Our obsession with cleaning and having a clean home has taken an unusual turn. Domesticity is being re-framed as a new kind of aspiration and is taking social media by storm. The tag #CleanWithMe, for example boasts more than 6.6 billion TikTok views and specific 'deep clean' accounts garner millions of views.
We track the cultural influence behind this keenness to be clean and look to future ways for brands and businesses to inspire domestic bliss.
We start, as with a lot of current societal shifts, to see this change in attitude catalysed back in 2020 with the start of the pandemic. Our lives became centred around two things: being in our homes and our overall hygiene.
‘The pandemic and a long tail of working from home have centred our domestic lives in the news, and made what happens at home the subject of national conversation for three long years. Home is no longer a private matter, but a shared obsession.’
Jess Cartner-Morley, The Guardian
Social media has also had a huge impact on the narrative here - whereby housework is no longer a chore but 'refashioned as a form of therapy'. An idea that is explored by Emma Casey and Jo Littler who identify the significance of the rise of the 'cleanfluencer.'
We have seen a huge rise in videos of mundane tasks such as restocking the fridge or cleaning the bathroom become instant hits as housework is positioned as almost aspirational and eminently worthwhile, a form of therapy for stressful lives.
Look to ‘Mrs Hinch’; aka Sophie Hinchliffe from Essex, the ‘homegrown’ Instagram star with 4.1 million followers who shares daily images and stories of cleaning and family life, and has a series of bestselling books, regular daytime TV appearances and supermarket tie-ins or popular Stacey Solomon's 'Tap to Tidy' method.
On the other end of the spectrum, there are a slew of people who recognise the need to want aesthetic living spaces which affirm their values, but also recognise that is not an easy or realistic lifestyle to maintain.
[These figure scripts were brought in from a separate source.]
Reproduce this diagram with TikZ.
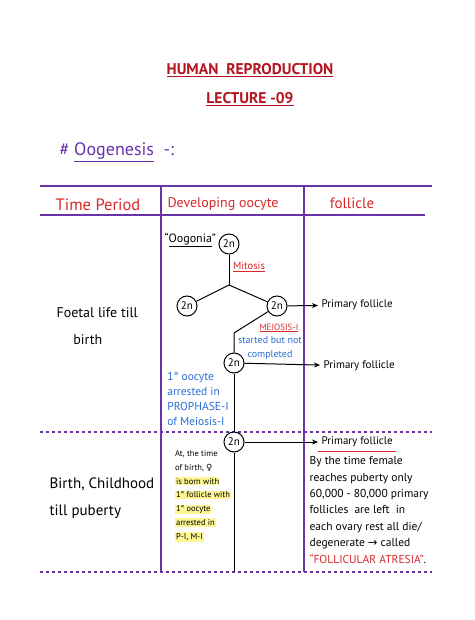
\documentclass[tikz,border=0pt]{standalone}
\usepackage{fontspec}
\setmainfont{PT Sans}
\newfontfamily\symfont{DejaVu Sans}
\usetikzlibrary{arrows.meta, positioning}

\definecolor{rulepurple}{RGB}{104,52,168}
\definecolor{penred}{RGB}{214,40,40}
\definecolor{titlered}{RGB}{180,20,30}
\definecolor{penblue}{RGB}{40,110,215}
\definecolor{hiyellow}{RGB}{255,246,150}

\newcommand{\hl}[1]{{\setlength{\fboxsep}{1pt}\colorbox{hiyellow}{#1}}}

\begin{document}
\begin{tikzpicture}[
    x = 1pt,
    y = -1pt,
    semithick,
    rule/.style = {draw = rulepurple, line width = 1.6pt},
    link/.style = {draw = black, line width = 1pt},
    develop/.style = {link, -{Stealth[length=6pt, width=5pt]}},
    head/.style = {text = penred, font = \fontsize{14}{16}\selectfont},
    period/.style = {align = left, anchor = west, font = \fontsize{14}{27}\selectfont},
    ]

    \tikzstyle{cell}=[
    circle,
    draw = black,
    line width = 1pt,
    fill = white,
    minimum size = 20pt,
    inner sep = 0pt,
    font = \fontsize{11}{12}\selectfont,
    ]

    \useasboundingbox (0,0) rectangle (474,620);

    % titles
    \node[text = titlered, font = \bfseries\fontsize{15.5}{17}\selectfont] (title) at (250,70) {\underline{HUMAN\ \ REPRODUCTION}};
    \node[text = titlered, font = \bfseries\fontsize{15.5}{17}\selectfont] (lecture) at (250,99) {\underline{LECTURE -09}};
    \node[text = rulepurple, anchor = west, font = \fontsize{18}{19}\selectfont] (topic) at (56,152) {\#\ \underline{Oogenesis}\ \ -:};

    % table
    \draw[rule] (40,186) -- (432,186);
    \draw[rule] (40,215) -- (425,215);
    \draw[rule] (161,186) -- (161,572);
    \draw[rule] (304,186) -- (304,572);
    \draw[rule, dashed, line width = 1.3pt] (40,432) -- (432,432);
    \draw[rule, dashed, line width = 1.3pt] (40,572) -- (432,572);

    \node[head, font = \fontsize{16.5}{18}\selectfont] (h1) at (98,205) {Time Period};
    \node[head] (h2) at (223,204) {Developing oocyte};
    \node[head, font = \fontsize{15}{17}\selectfont] (h3) at (352,203) {follicle};

    \node[period] (p1) at (53,326) {Foetal life till\\\hspace*{1.2em}birth};
    \node[period, font = \fontsize{15}{27}\selectfont] (p2) at (46,498) {Birth, Childhood\\till puberty};

    % oocyte development
    \node[cell] (og) at (229,244) {2n};
    \node[anchor = west, font = \fontsize{12}{14}\selectfont] (ogname) at (161,240) {“\underline{Oogonia}”};
    \coordinate (split) at (229,285);
    \node[cell] (c2l) at (187,306) {2n};
    \node[cell] (c2r) at (277,306) {2n};
    \coordinate (bend) at (234,333);
    \node[cell] (c3) at (234,363) {2n};
    \node[cell] (c4) at (234,442) {2n};
    \coordinate (tail) at (234,572);

    \node[text = penred, font = \fontsize{10.5}{11}\selectfont] (mit) at (249,267) {\underline{Mitosis}};
    \node[text = penred, font = \fontsize{9}{10}\selectfont] (mei) at (279,328) {\underline{MEIOSIS-I}};
    \node[text = penblue, align = center, font = \fontsize{10}{13.5}\selectfont] (start) at (270,348) {started but not\\completed};
    \node[text = penblue, align = left, font = \fontsize{11.5}{14.7}\selectfont] (arrest) at (198,399) {1° oocyte\\arrested in\\PROPHASE-I\\of Meiosis-I};
    \node[align = left, font = \fontsize{8.5}{13.8}\selectfont] (birth) at (203,496)
    {At, the time\\of birth, {\symfont ♀}\\\hl{is born with}\\\hl{1° follicle with}\\\hl{1° oocyte}\\\hl{arrested in}\\\hl{P-I, M-I}};

    \node[anchor = west, font = \fontsize{11}{12}\selectfont] (pf1) at (318,305) {Primary follicle};
    \node[anchor = west, font = \fontsize{11}{12}\selectfont] (pf2) at (320,366) {Primary follicle};
    \node[anchor = west, font = \fontsize{11}{12}\selectfont] (pf3) at (318,442) {Primary follicle};
    \draw[penred, line width = 0.8pt] ([yshift=-1pt]pf3.south west) -- ([yshift=-1pt]pf3.south east);

    \node[anchor = north west, align = left, font = \fontsize{11.5}{16.4}\selectfont] (note) at (306,453)
    {By the time female\\reaches puberty only\\60,000 - 80,000 primary\\follicles\ \ are left\ \ in\\each ovary rest all die/\\degenerate {\symfont →} called\\{\color{penred}“FOLLICULAR ATRESIA”}.};

    \path[link] (og) -- (split);
    \path[link] (split) -- (c2l);
    \path[link] (split) -- (c2r);
    \path[link] (c2r) -- (bend) -- (c3);
    \path[link] (c3) -- (c4);
    \path[link] (c4) -- (tail);

    \path[develop] (c2r) -- (pf1);
    \path[develop] (c3) -- (pf2);
    \path[develop] (c4) -- (pf3);
  \end{tikzpicture}
\end{document}
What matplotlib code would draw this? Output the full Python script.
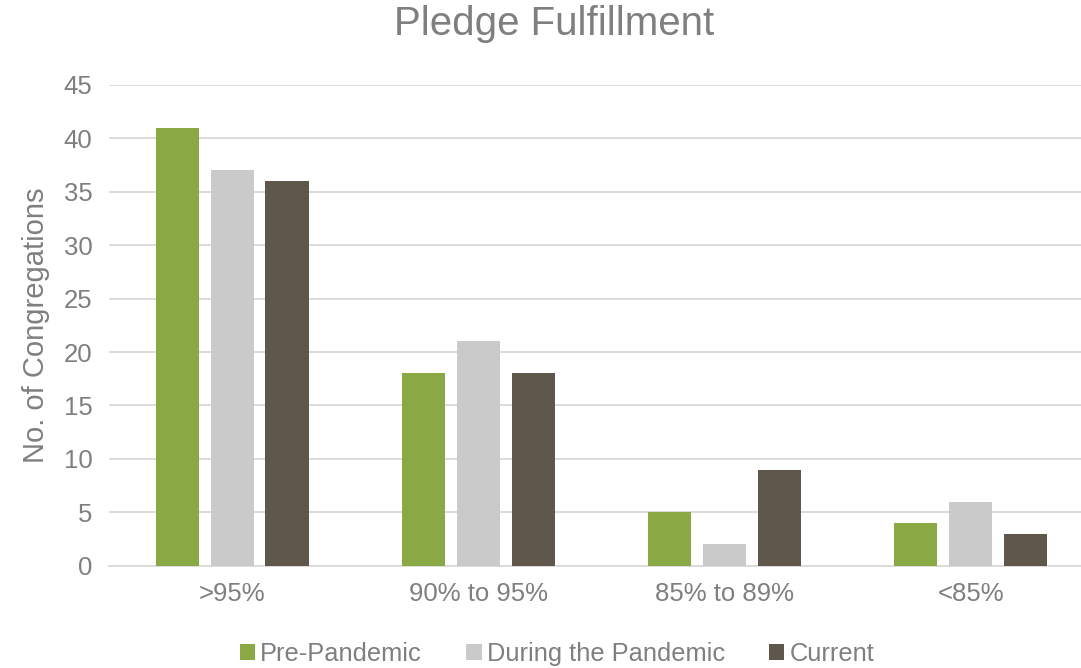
import matplotlib.pyplot as plt
import numpy as np

categories = [">95%", "90% to 95%", "85% to 89%", "<85%"]
series_names = ["Pre-Pandemic", "During the Pandemic", "Current"]
pre_pandemic = [41, 18, 5, 4]
during_pandemic = [37, 21, 2, 6]
current = [36, 18, 9, 3]

colors = ["#8AA843", "#CACACA", "#5F574B"]
text_col = "#7F7F7F"

plt.rcParams['font.family'] = ['Liberation Sans', 'DejaVu Sans']

fig = plt.figure(figsize=(10.81, 6.68), dpi=100)
ax = fig.add_axes([0.1008, 0.153, 0.911, 0.72])

x = np.arange(len(categories))
pitch = 0.223
width = 0.175
for i, (vals, name) in enumerate(zip([pre_pandemic, during_pandemic, current], series_names)):
    ax.bar(x + (i - 1) * pitch, vals, width, color=colors[i], label=name, zorder=3)

ax.set_xlim(-0.5, 3.5)
ax.set_ylim(0, 45)
ax.set_yticks(range(0, 46, 5))
ax.set_xticks(x)
ax.set_xticklabels(categories)
ax.grid(axis='y', color='#D9D9D9', linewidth=1.3, zorder=0)
for s in ['top', 'right', 'left']:
    ax.spines[s].set_visible(False)
ax.spines['bottom'].set_color('#D9D9D9')
ax.spines['bottom'].set_linewidth(1.3)
ax.tick_params(axis='both', length=0, labelsize=18.5, colors=text_col, pad=12)
ax.set_ylabel("No. of Congregations", fontsize=21, color=text_col, labelpad=10)
ax.set_title("Pledge Fulfillment", fontsize=29, color=text_col, pad=36, x=0.452)

ax.legend(loc='upper center', bbox_to_anchor=(0.455, -0.11), ncol=3, frameon=False,
          fontsize=18.3, labelcolor=text_col, handlelength=0.6, handleheight=0.6,
          handletextpad=0.2, columnspacing=1.75)

fig.savefig("out.png", dpi=100)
Cue a messiness renaissance - where 'non-aesthetic' representation is more about enjoying a fulfilling and fun home life.
We are witnessing, therefore a movement that embraces all things normal - like dated kitchen cupboards and home hacks that don't cost the earth.
The appeal of these 'flawed spaces' was also underlined by the popularity and appeal of American socialite Julia Fox’s ‘underwhelming apartment tour.’ With limited space, toys scattered about and shoeboxes in the kitchen, the video received rave reviews for its honesty and realism. Viewers loved the realism that someone so outwardly successful still had to worry about where her children's toys go and how little space she had for shoes.
This less pressurised view is perhaps more realistic for a lot of us who don't have hours to deep clean our bathroom with a myriad of products - these videos are great to watch but more difficult to maintain in our own lives.
So, where do brands and businesses fit into this new narrative?
There is certainly positivity to be found in romanticising something as simple as housework, however despite Britain’s pandemic-era rise in stay-at-home fathers, 66% of women still say cleaning is their responsibility (YouGov, 2022). Consequently, is this new narrative a way to reposition a burden as a lifestyle choice?
The gendered history of domestic labour and the figure of the 'housewife' seems to have been re-written in a new way to ensure women's willingness to participate in unpaid labour.
Ensure to recognise this gender-clean gap and engage young people to encourage future generations to be equitable, thereby prompting incremental change.
In a time of widespread uncertainty encourage discussion of wider social, economic, and political issues and focus on reality. Show people the real side of you as a brand and encourage honest representation. Be a space where the pressure is off!
Play into the acceptance of ‘messiness’ – identify the kinds of lifestyles your consumers want to create and then provide moments which allow them to make their goals a reality.